Dass Deutschland sich auf allen Ebenen der internationalen Politik und Zusammenarbeit stärker einbringt und mehr Verantwortung auch in Krisen und Konflikten übernimmt, entspricht übrigens auch dem Wunsch des Auslands. Das ergeben GIZ-Studien seit Jahren, zuletzt eine gemeinsam mit dem Goethe Institut und dem Deutschen Akademischen Austauschdienst durchgeführte „Außenblick-Studie“ in Zeiten von Corona. Solche Anliegen und Töne sollten wir ernst nehmen, denn es sind Hinweise, die bestätigen, was uns die Erfahrung aus der GIZ-Praxis lehrt.
Das nutzt den Ländern selbst, liegt aber – neben einer humanitären Verantwortung – auch im Interesse Deutschlands. Die deutsche Wirtschaft hängt in hohem Maße vom Export ab und profitiert damit ganz besonders von der Globalisierung. Mitten in Europa erleben wir gerade, was es bedeutet, wenn Märkte abgeschnitten werden. Der Krieg in der Ukraine und die Einschränkungen der Geschäftsbeziehungen mit Russland haben Folgen für den Welthandel und die hiesige Ökonomie.

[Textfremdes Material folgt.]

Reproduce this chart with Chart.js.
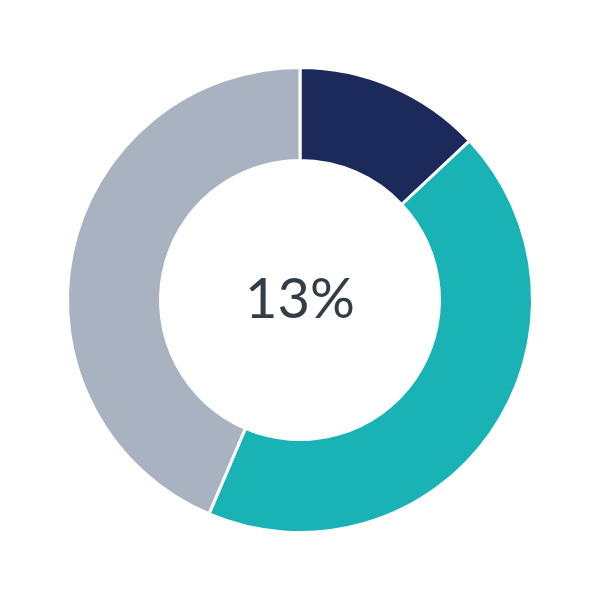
<!DOCTYPE html>
<html>
<head>
<meta charset="utf-8">
<script src="https://cdn.jsdelivr.net/npm/chart.js@4"></script>
<style>
  html, body { margin: 0; padding: 0; background: #fff; }
  #wrap { width: 600px; height: 600px; position: relative; }
</style>
</head>
<body>
<div id="wrap"><canvas id="donutChart" width="600" height="600"></canvas></div>
<script>
const labels = ['Segment A', 'Segment B', 'Segment C'];
const values = [13, 43.4, 43.6];
const colors = ['#1b2a5a', '#1ab3b5', '#a8b2c0'];
const centerLabel = '13%';

const centerText = {
  id: 'centerText',
  afterDraw(chart) {
    const { ctx, chartArea } = chart;
    const cx = (chartArea.left + chartArea.right) / 2;
    const cy = (chartArea.top + chartArea.bottom) / 2;
    ctx.save();
    ctx.font = '400 56px Lato';
    ctx.fillStyle = '#333d48';
    ctx.textAlign = 'center';
    ctx.textBaseline = 'middle';
    ctx.fillText(centerLabel, cx, cy);
    ctx.restore();
  }
};

const ctx = document.getElementById('donutChart').getContext('2d');
new Chart(ctx, {
  type: 'doughnut',
  data: {
    labels: labels,
    datasets: [{
      data: values,
      backgroundColor: colors,
      borderColor: '#ffffff',
      borderWidth: 3
    }]
  },
  options: {
    responsive: false,
    animation: false,
    cutout: '60%',
    layout: { padding: 66 },
    plugins: {
      legend: { display: false },
      tooltip: { enabled: false }
    }
  },
  plugins: [centerText]
});
</script>
</body>
</html>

Nicht Zurückhaltung lautet deshalb die Lösung, sondern anpassen, weiterdenken und vorausschauend handeln – und dabei Entwicklung und Sicherheit zusammendenken. Denn wir sollten uns darauf einstellen, dass die Welt weiter unruhig und gefährlich bleibt. Und die richtige Antwort darauf ist: Wir müssen unsere Handlungsfähigkeit anpassen und ausbauen.
Das gilt insbesondere auch für unsere Arbeit und unser entwicklungspolitisches Engagement in fragilen Ländern. Das ist zweifellos keine leichte Aufgabe und auch nicht immer und überall sofort von Erfolgen gekrönt. Aber sie ist aus meiner Sicht die beste Antwort und Strategie für die derzeitige Weltlage. Denn wäre Deutschland, wären wir als Bundesunternehmen GIZ nur dort aktiv, wo wir in Ruhe erneuerbare Energien fördern oder in aller Freundschaft Regierungen beraten könnten, wären wir schnell fertig.